Elysse had been watching this exchange with the attention of someone cataloguing something for later use.
"I don't want to keep you from your work," she said, to Aris. "If there are things that need doing I can manage here on my own. I'm not entirely helpless."
"I know you're not," Aris said. "You're also not entirely fine. The pattern stopped progressing when I treated it but we don't know for how long." He said it practically, the same way he said everything. "It's better if I'm here. It's not a hardship."
"You've given me your room."
"The bench builds character."
"Edric said that."
"Edric says it about everything uncomfortable. It's starting to seem credible."
Elysse looked at him for a moment. Then at Edric. Then back at Aris.
"I trust your judgment," she said. "Both of you." Then, in a slightly different tone, "I do have one question."
"Of course," Edric said.
She looked down at the plain white robe.
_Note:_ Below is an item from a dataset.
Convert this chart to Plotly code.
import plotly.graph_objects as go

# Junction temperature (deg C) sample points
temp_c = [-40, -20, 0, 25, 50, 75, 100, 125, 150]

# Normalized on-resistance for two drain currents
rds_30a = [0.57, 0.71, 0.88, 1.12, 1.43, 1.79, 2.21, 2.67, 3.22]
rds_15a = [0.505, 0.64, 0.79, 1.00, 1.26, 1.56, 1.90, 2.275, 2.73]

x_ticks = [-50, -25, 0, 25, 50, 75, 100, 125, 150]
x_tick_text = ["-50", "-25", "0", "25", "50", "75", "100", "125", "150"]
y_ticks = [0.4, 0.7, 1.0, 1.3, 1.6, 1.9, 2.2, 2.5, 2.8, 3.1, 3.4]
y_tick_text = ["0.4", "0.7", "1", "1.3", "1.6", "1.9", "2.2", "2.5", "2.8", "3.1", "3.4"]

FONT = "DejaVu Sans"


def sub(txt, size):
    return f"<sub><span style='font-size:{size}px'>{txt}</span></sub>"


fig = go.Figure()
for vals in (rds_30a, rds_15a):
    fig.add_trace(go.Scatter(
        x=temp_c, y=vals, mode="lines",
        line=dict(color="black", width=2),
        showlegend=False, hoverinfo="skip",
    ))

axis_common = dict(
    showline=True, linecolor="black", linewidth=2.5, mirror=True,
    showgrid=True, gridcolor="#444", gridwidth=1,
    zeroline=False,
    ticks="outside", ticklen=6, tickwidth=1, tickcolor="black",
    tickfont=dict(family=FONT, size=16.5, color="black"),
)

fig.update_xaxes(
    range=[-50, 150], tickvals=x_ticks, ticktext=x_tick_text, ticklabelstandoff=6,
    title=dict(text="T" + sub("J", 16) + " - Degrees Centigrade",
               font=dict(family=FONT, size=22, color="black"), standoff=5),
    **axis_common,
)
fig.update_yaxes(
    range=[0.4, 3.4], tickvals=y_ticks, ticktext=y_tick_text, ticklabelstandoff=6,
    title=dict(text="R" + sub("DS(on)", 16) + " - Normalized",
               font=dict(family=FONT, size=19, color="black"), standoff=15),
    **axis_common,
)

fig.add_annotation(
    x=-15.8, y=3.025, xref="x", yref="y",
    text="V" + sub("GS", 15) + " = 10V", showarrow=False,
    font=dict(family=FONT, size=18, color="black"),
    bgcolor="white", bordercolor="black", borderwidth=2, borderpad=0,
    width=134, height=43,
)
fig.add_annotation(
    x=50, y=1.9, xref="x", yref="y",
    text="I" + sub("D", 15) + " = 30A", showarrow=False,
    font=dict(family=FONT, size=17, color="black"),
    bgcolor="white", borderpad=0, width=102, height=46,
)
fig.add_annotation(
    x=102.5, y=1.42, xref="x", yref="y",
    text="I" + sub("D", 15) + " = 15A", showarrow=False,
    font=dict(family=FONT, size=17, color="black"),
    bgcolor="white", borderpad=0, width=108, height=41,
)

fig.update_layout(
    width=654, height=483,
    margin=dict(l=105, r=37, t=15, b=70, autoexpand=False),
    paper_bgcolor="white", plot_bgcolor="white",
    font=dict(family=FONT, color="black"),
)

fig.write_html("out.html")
Then up, with the expression of someone asking something they would prefer not to have to ask but had decided was necessary.
"This robe," she said. "The one I'm wearing." A careful pause. "Were you the ones who—"
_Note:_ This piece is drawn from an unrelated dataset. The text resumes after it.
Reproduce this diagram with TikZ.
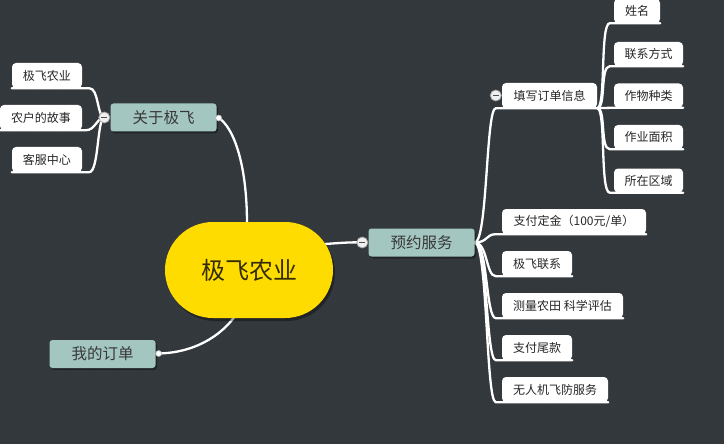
\documentclass[tikz,border=0pt]{standalone}
\usepackage{fontspec}
\setmainfont{Noto Sans CJK SC}
\usetikzlibrary{shadows,calc,patterns}
\definecolor{bgc}{HTML}{33383C}
\definecolor{dotc}{HTML}{3D4347}
\definecolor{topicc}{HTML}{A3C6C0}
\definecolor{yel}{HTML}{FFDC00}
\pgfdeclarelayer{bgl}
\pgfdeclarelayer{conl}
\pgfsetlayers{bgl,conl,main}
\tikzset{
  conn/.style={draw=white, line width=2.3pt, line cap=round},
  leaf/.style={fill=white, rounded corners=4pt, text=black!85, font=\fontsize{12}{14}\selectfont, inner sep=0pt, minimum height=25pt},
  topic/.style={fill=topicc, rounded corners=3pt, text=black!78, font=\fontsize{15.5}{18}\selectfont, inner sep=0pt, minimum height=28pt, minimum width=106pt,
    drop shadow={shadow xshift=1.5pt, shadow yshift=-2pt, opacity=0.35, fill=black}},
  centre/.style={fill=yel, rounded corners=48pt, text=black!80!yel, font=\fontsize{24}{28}\selectfont, minimum width=168pt, minimum height=96pt, inner sep=0pt,
    drop shadow={shadow xshift=2pt, shadow yshift=-3pt, opacity=0.35, fill=black}},
  minus/.style={circle, draw=gray!70, line width=0.8pt, fill=white!88!gray, minimum size=11pt, inner sep=0pt,
    path picture={\draw[black!70, line width=1pt] ([xshift=-3pt]path picture bounding box.center) -- ([xshift=3pt]path picture bounding box.center);}},
  enddot/.style={circle, fill=white, draw=gray!60, line width=0.6pt, minimum size=6pt, inner sep=0pt}
}
\begin{document}
\begin{tikzpicture}[x=1pt,y=-1pt]
\begin{pgfonlayer}{bgl}
\fill[bgc] (0,0) rectangle (724,444);
\fill[pattern=dots, pattern color=dotc] (0,0) rectangle (724,444);
\end{pgfonlayer}
\useasboundingbox (0,0) rectangle (724,444);

% central and topics
\node[centre] (c) at (249,270) {极飞农业};
\node[topic] (gy) at (163.5,117.5) {关于极飞};
\node[topic] (wd) at (102.5,354) {我的订单};
\node[topic] (yy) at (421.5,242.5) {预约服务};

% leaves of 关于极飞
\node[leaf, minimum width=70pt] (k1) at (47,75.5) {极飞农业};
\node[leaf, minimum width=82pt] (k2) at (41,117.5) {农户的故事};
\node[leaf, minimum width=70pt] (k3) at (47,159.5) {客服中心};

% children of 预约服务
\node[leaf, minimum width=95pt] (tx) at (549.5,95.5) {填写订单信息};
\node[leaf, minimum width=144pt] (a1) at (574,221.5) {支付定金（100元/单）};
\node[leaf, minimum width=70pt] (a2) at (537,263.5) {极飞联系};
\node[leaf, minimum width=121pt] (a3) at (562.5,305.5) {测量农田 科学评估};
\node[leaf, minimum width=70pt] (a4) at (537,347.5) {支付尾款};
\node[leaf, minimum width=106pt] (a5) at (555,389.5) {无人机飞防服务};

% children of 填写订单信息
\node[leaf, minimum width=46pt, minimum height=24pt] (g1) at (637,11) {姓名};
\node[leaf, minimum width=69pt, minimum height=24pt] (g2) at (648.5,54) {联系方式};
\node[leaf, minimum width=69pt, minimum height=24pt] (g3) at (648.5,95.5) {作物种类};
\node[leaf, minimum width=69pt, minimum height=24pt] (g4) at (648.5,137) {作业面积};
\node[leaf, minimum width=69pt, minimum height=24pt] (g5) at (648.5,180.5) {所在区域};

% collapse markers and end dots
\node[minus] (mgy) at ($(gy.west)+(-6,0)$) {};
\node[minus] (myy) at ($(yy.west)+(-6,0)$) {};
\node[minus] (mtx) at ($(tx.west)+(-6,0)$) {};
\node[enddot] (dgy) at ($(gy.east)+(2,0.5)$) {};
\node[enddot] (dwd) at ($(wd.east)+(3,-0.5)$) {};

\begin{pgfonlayer}{conl}
% centre to topics
\draw[conn] ($(c.north)+(-2,2)$) .. controls (247,160) and (232,126) .. (dgy.center);
\draw[conn] ($(c.south)+(-14,-2)$) .. controls (215,343) and (185,353) .. (dwd.center);
\draw[conn] ($(c.east)+(-8,-26)$) .. controls (340,243) and (350,242) .. (myy.center);

% 关于极飞 leaves
\draw[conn] (mgy.center) .. controls (97,117) and (99,88) .. ($(k1.south east)+(7,0)$) -- (k1.south west);
\draw[conn] (mgy.center) .. controls (97,118) and (95,130) .. ($(k2.south east)+(4,0)$) -- (k2.south west);
\draw[conn] (mgy.center) .. controls (97,118) and (99,172) .. ($(k3.south east)+(7,0)$) -- (k3.south west);

% 预约服务 children
\foreach \n in {tx,a1,a2,a3,a4,a5}{
  \draw[conn] (yy.east) .. controls ($(yy.east)+(13,0)$) and ($(\n.south west)+(-16,0)$) .. ($(\n.south west)+(-6,0)$) -- (\n.south east);
}
% 填写订单信息 children
\foreach \n in {g1,g2,g4,g5}{
  \draw[conn] (tx.south east) .. controls ($(tx.south east)+(9,0)$) and ($(\n.south west)+(-14,0)$) .. ($(\n.south west)+(-4,0)$) -- (\n.south east);
}
\draw[conn] (tx.south east) -- (g3.south west) -- (g3.south east);
\end{pgfonlayer}
\end{tikzpicture}
\end{document}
The sentence didn't need finishing.
Edric didn't flinch. "You were unconscious and injured and your armor needed to be removed to treat the wounds properly. It was a medical necessity and handled with complete professionalism."
He said it with the absolute unruffled composure of a man who had been a physician for thirty years and had never once found these situations anything other than clinical.
Aris said nothing.
Elysse looked at him.
He was looking at a point on the wall approximately a meter to the left of anyone present with an expression of complete and total innocence that was doing the opposite of its intended work.
"I swear on the Architect," he said, to the wall, "that I saw absolutely nothing."
"He was outside," Edric said helpfully. "For most of it."
"For all of it," Aris said, with feeling. "I was outside for all of it. I was on the street. I was very far from this building. I was essentially in a different district."
"The market," Edric confirmed. "He went to the market."
"Immediately," Aris said. "I went immediately."
Elysse looked at him for a long moment.
Then she smiled.
Not the almost-smile from the kitchen, not the restrained movement at the corner of her mouth that she'd been permitting herself since breakfast. A real smile, full and unguarded, the kind that arrived without being managed and didn't care about composure or noble bearing or anything else.
"I trust you," she said. "Both of you."
The nave was quiet.
Aris looked at her directly for what was possibly the first time since she'd opened the bedroom door that morning, which was a shorter time than it felt like and a longer time than the morning had technically lasted, and said nothing because nothing was what the moment called for.
Edric looked at the statue above them with the expression of a man in quiet conversation with something that wasn't in the room.
Outside, the street did what streets do. The morning moved into afternoon at its own pace.
The church held all of it the way it held everything.